Where the Confidence Ends

Then comes the pivot. The Soul continues: Providence, Reward and Punishment, the coming of the Mashiach, the Resurrection of the Dead. I believe in these too, it says, with certainty, because religion obligates me to. But I want to explain them with a logical explanation that will settle me.

The word settle is important. The Da'at Tevunot passage is not describing doubt. The Soul is not questioning whether these things are true. It is asking for the kind of understanding that makes truth feel stable rather than precarious. There is a difference between knowing a building was constructed by a master architect and knowing why each structural choice was made. The first gives you confidence to enter. The second gives you peace about being inside.

Providence is where the Soul's discomfort concentrates. Why does God's care for the world produce outcomes that look random, or worse, inverted? Why does a man who keeps every commandment suffer while his neighbor who violates them flourishes? The question is not new. The Talmud Bavli, compiled in sixth-century Babylonia, contains an entire tractate, Berakhot, that wrestles with this asymmetry. The great sages offered frameworks but none that fully resolved the tension.

Moses Could Not Resolve It Either

This is what the Ramchal says next, and it is the most arresting line in the passage. These questions, he writes, were difficult for the great sages and prophets. Even to Moses our teacher, peace be upon him. And they are impossible to grasp.

Impossible. Not just hard. Not just requiring additional study or a better framework. The Ramchal is not saying the questions are beyond human beings temporarily. He is saying they are structurally beyond human beings entirely, the way the color of a sound is beyond the reach of any ear, not because ears are bad ears but because the question is the wrong shape for the instrument.

Ginzberg's Legends of the Jews, compiled between 1909 and 1938, preserves a tradition about Moses asking to understand divine providence directly. He asked God: why do some righteous people prosper and others suffer? The Talmud Bavli in Tractate Berakhot records God's response as essentially a refusal: you cannot see my face and live. The full view of divine governance is not something a living human being can hold. This is not evasion. It is a statement about the nature of the question.
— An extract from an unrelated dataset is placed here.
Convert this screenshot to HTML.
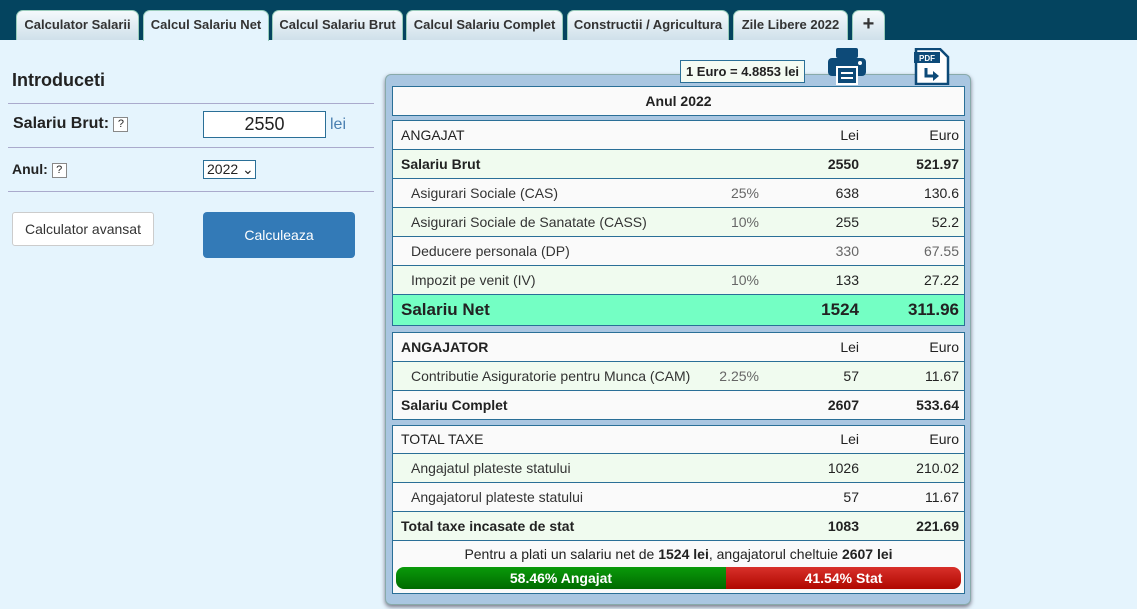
<!DOCTYPE html>
<html><head><meta charset="utf-8"><style>
*{margin:0;padding:0;box-sizing:border-box}
body{width:1137px;height:609px;overflow:hidden;background:#e5f4fd;font-family:"Liberation Sans",Arial,sans-serif;color:#222;position:relative}
.top{position:absolute;left:0;top:0;width:1137px;height:40px;background:#04445f}
.tab{position:absolute;top:10px;height:30px;border-radius:7px 7px 0 0;background:linear-gradient(#f4f9fc,#cfe0ea);border:1px solid #9cb;border-bottom:none;font-size:13px;font-weight:bold;color:#333;text-align:center;line-height:27px;white-space:nowrap}
.tab.act{background:#e5f4fd;height:31px}
.a{position:absolute}
.box{position:absolute;left:385px;top:74px;width:586px;height:531px;background:#a9c6e1;border-radius:6px;box-shadow:0 2px 4px #778;border:1px solid #8aa}
.sec{position:absolute;left:392px;width:573px;border:1px solid #2a6f97;background:#fafafa}
.r{position:absolute;left:0;width:571px;border-bottom:1px solid #2a6f97;font-size:14px}
.r span{position:absolute;top:0}
.g{background:#f0fbef}
.b{font-weight:bold}
.l{left:8px}.li{left:18px;color:#333}
.p{right:205px;color:#666}.le{right:105px;text-align:right}.eu{right:5px;text-align:right}
.q{display:inline-block;width:15px;height:15px;border:1px solid #888;font-size:11px;line-height:13px;text-align:center;font-weight:normal;background:#fff;vertical-align:1px}
</style></head><body>
<div class="top"></div>
<div class="tab" style="left:16px;width:123px">Calculator Salarii</div>
<div class="tab act" style="left:143px;width:126px">Calcul Salariu Net</div>
<div class="tab" style="left:272px;width:131px">Calcul Salariu Brut</div>
<div class="tab" style="left:406px;width:157px">Calcul Salariu Complet</div>
<div class="tab" style="left:567px;width:162px">Constructii / Agricultura</div>
<div class="tab" style="left:733px;width:115px">Zile Libere 2022</div>
<div class="tab" style="left:852px;width:33px;font-size:20px">+</div>

<div class="a" style="left:12px;top:70px;font-size:18px;font-weight:bold">Introduceti</div>
<div class="a" style="left:8px;top:103px;width:366px;border-top:1px solid #aac"></div>
<div class="a" style="left:13px;top:115px;font-size:16px;font-weight:bold">Salariu Brut: <span class="q">?</span></div>
<div class="a" style="left:203px;top:111px;width:123px;height:27px;background:#fff;border:1px solid #2a6f97;font-size:18px;text-align:center;line-height:25px">2550</div>
<div class="a" style="left:330px;top:116px;font-size:16px;color:#4a7fb0">lei</div>
<div class="a" style="left:8px;top:147px;width:366px;border-top:1px solid #aac"></div>
<div class="a" style="left:12px;top:161px;font-size:14px;font-weight:bold">Anul: <span class="q">?</span></div>
<div class="a" style="left:203px;top:160px;width:53px;height:19px;border:1px solid #2a6f97;background:#fff;font-size:14px;line-height:17px;padding-left:3px">2022 &#8964;</div>
<div class="a" style="left:8px;top:191px;width:366px;border-top:1px solid #aac"></div>
<div class="a" style="left:12px;top:212px;width:142px;height:34px;background:#fff;border:1px solid #ccc;border-radius:3px;font-size:14px;text-align:center;line-height:32px;color:#333">Calculator avansat</div>
<div class="a" style="left:203px;top:212px;width:152px;height:46px;background:#337ab7;border-radius:4px;color:#fff;font-size:14px;text-align:center;line-height:46px">Calculeaza</div>

<div class="box"></div>
<div class="a" style="left:680px;top:60px;width:125px;height:23px;background:#f4fbf3;border:1px solid #2a6f97;font-size:13px;font-weight:bold;text-align:center;line-height:21px">1 Euro = 4.8853 lei</div>
<svg class="a" style="left:828px;top:48px" width="38" height="37" viewBox="0 0 38 37"><rect x="8" y="0" width="22" height="10" rx="2" fill="#0d4a78"/><rect x="0" y="10" width="38" height="18" rx="4" fill="#0d4a78"/><rect x="8" y="18" width="22" height="19" fill="#fff"/><rect x="10" y="20" width="18" height="15" fill="#0d4a78"/><rect x="13" y="24" width="12" height="2" fill="#fff"/><rect x="13" y="29" width="12" height="2" fill="#fff"/><circle cx="32" cy="15" r="2" fill="#fff"/></svg>
<svg class="a" style="left:914px;top:48px" width="36" height="37" viewBox="0 0 36 37"><path d="M2 1H26L34 9V36H2Z" fill="#fff" stroke="#0d4a78" stroke-width="2.5"/><rect x="0" y="4" width="26" height="11" fill="#0d4a78"/><text x="13" y="13" font-size="8" font-weight="bold" fill="#fff" text-anchor="middle" font-family="Liberation Sans">PDF</text><path d="M12 20v8h10" fill="none" stroke="#0d4a78" stroke-width="3"/><path d="M19 23l6 5-6 5z" fill="#0d4a78"/></svg>

<div class="sec" style="top:86px;height:30px;font-size:14px;font-weight:bold;text-align:center;line-height:28px">Anul 2022</div>

<div class="sec" style="top:120px;height:206px">
<div class="r" style="top:0;height:29px;line-height:28px"><span class="l">ANGAJAT</span><span class="le">Lei</span><span class="eu">Euro</span></div>
<div class="r g b" style="top:29px;height:29px;line-height:28px"><span class="l">Salariu Brut</span><span class="le">2550</span><span class="eu">521.97</span></div>
<div class="r" style="top:58px;height:29px;line-height:28px"><span class="li">Asigurari Sociale (CAS)</span><span class="p">25%</span><span class="le">638</span><span class="eu">130.6</span></div>
<div class="r g" style="top:87px;height:29px;line-height:28px"><span class="li">Asigurari Sociale de Sanatate (CASS)</span><span class="p">10%</span><span class="le">255</span><span class="eu">52.2</span></div>
<div class="r" style="top:116px;height:29px;line-height:28px;color:#555"><span class="li">Deducere personala (DP)</span><span class="le" style="color:#666">330</span><span class="eu" style="color:#666">67.55</span></div>
<div class="r g" style="top:145px;height:29px;line-height:28px"><span class="li">Impozit pe venit (IV)</span><span class="p">10%</span><span class="le">133</span><span class="eu">27.22</span></div>
<div class="r b" style="top:174px;height:30px;line-height:30px;background:#74ffc4;font-size:17px;border-bottom:none"><span class="l">Salariu Net</span><span class="le">1524</span><span class="eu">311.96</span></div>
</div>

<div class="sec" style="top:332px;height:88px">
<div class="r b" style="top:0;height:29px;line-height:28px"><span class="l">ANGAJATOR</span><span class="le" style="font-weight:normal">Lei</span><span class="eu" style="font-weight:normal">Euro</span></div>
<div class="r g" style="top:29px;height:29px;line-height:28px"><span class="li">Contributie Asiguratorie pentru Munca (CAM)</span><span class="p">2.25%</span><span class="le">57</span><span class="eu">11.67</span></div>
<div class="r b" style="top:58px;height:28px;line-height:28px;border-bottom:none"><span class="l">Salariu Complet</span><span class="le">2607</span><span class="eu">533.64</span></div>
</div>

<div class="sec" style="top:425px;height:169px">
<div class="r" style="top:0;height:28px;line-height:27px"><span class="l">TOTAL TAXE</span><span class="le">Lei</span><span class="eu">Euro</span></div>
<div class="r g" style="top:28px;height:29px;line-height:28px"><span class="li">Angajatul plateste statului</span><span class="le">1026</span><span class="eu">210.02</span></div>
<div class="r" style="top:57px;height:29px;line-height:28px"><span class="li">Angajatorul plateste statului</span><span class="le">57</span><span class="eu">11.67</span></div>
<div class="r g b" style="top:86px;height:29px;line-height:28px"><span class="l">Total taxe incasate de stat</span><span class="le">1083</span><span class="eu">221.69</span></div>
<div class="a" style="left:0;top:120px;width:571px;text-align:center;font-size:14px">Pentru a plati un salariu net de <b>1524 lei</b>, angajatorul cheltuie <b>2607 lei</b></div>
<div class="a" style="left:3px;top:141px;width:565px;height:22px;border-radius:8px;overflow:hidden;font-size:14px;font-weight:bold;color:#fff;line-height:22px;text-align:center">
<div class="a" style="left:0;top:0;width:330px;height:22px;background:linear-gradient(#0a9a0a,#006a00)">58.46% Angajat</div>
<div class="a" style="left:330px;top:0;width:235px;height:22px;background:linear-gradient(#d8302a,#b00800)">41.54% Stat</div>
</div>
</div>
</body></html>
The Zohar, compiled around 1280 CE in Castile, addresses the same territory through the concept of hester panim, the hiding of God's face. There are moments, the Zohar says, when the divine presence withdraws from direct involvement in events, not because God has abandoned the world but because the world requires certain experiences in order to develop. The Ramchal builds on this in Da'at Tevunot: the apparent absence of direct justice is part of a plan whose full shape is only visible from a perspective no living person has ever occupied.

The Purpose of the Questions Themselves

The Ramchal does not leave the Soul stranded in its confusion. The dialogue in Da'at Tevunot is between the Soul and the Intellect, and the Intellect, which the Ramchal associates with the hidden sefirah of Da'at, Knowledge, that bridges Wisdom and Understanding, responds to the Soul's discomfort not by providing answers but by teaching the Soul how to ask better questions.

This is the Kabbalistic pedagogy at work. The soul that asks about providence and receives no satisfying answer is not failing. It is being shaped by the asking. The question of why the righteous suffer is not meant to have a resolution that eliminates the question. It is meant to pull the questioner toward a relationship with uncertainty that does not collapse into despair.

The Da'at Tevunot as a whole argues that the Messianic era will not arrive as an external event unrelated to human spiritual development. It will arrive when the world has been sufficiently repaired, when enough souls have wrestled with these very questions and emerged with a faith that is not ignorance but earned trust. The Soul's declaration at the beginning of the text, acknowledging what it knows and what it cannot yet understand, is not weakness. It is the correct posture.

What Does the Soul Need When Answers Run Out?

The teaching that surfaces from this dialogue is simple but not comfortable: you do not need to resolve the hard questions to live faithfully inside them. Moses could not resolve them. The prophets could not resolve them. The great sages of the Talmud could not resolve them. What all of them could do, and what the Ramchal argues the Intellect teaches the Soul to do, is hold the unresolved questions without being destroyed by them.

The Resurrection of the Dead, the arrival of the Mashiach, divine providence in history: these are not claims you can verify with the tools available to a living human being. The Soul in Da'at Tevunot believes them, clearly and without equivocation, but it believes them the way you believe in a destination you have never visited, on the word of someone whose credibility is beyond question. The faith is real. The knowledge is incomplete.

And the Ramchal says that is exactly what faith is supposed to be. Not ignorance settled, but trust maintained while the understanding continues to grow.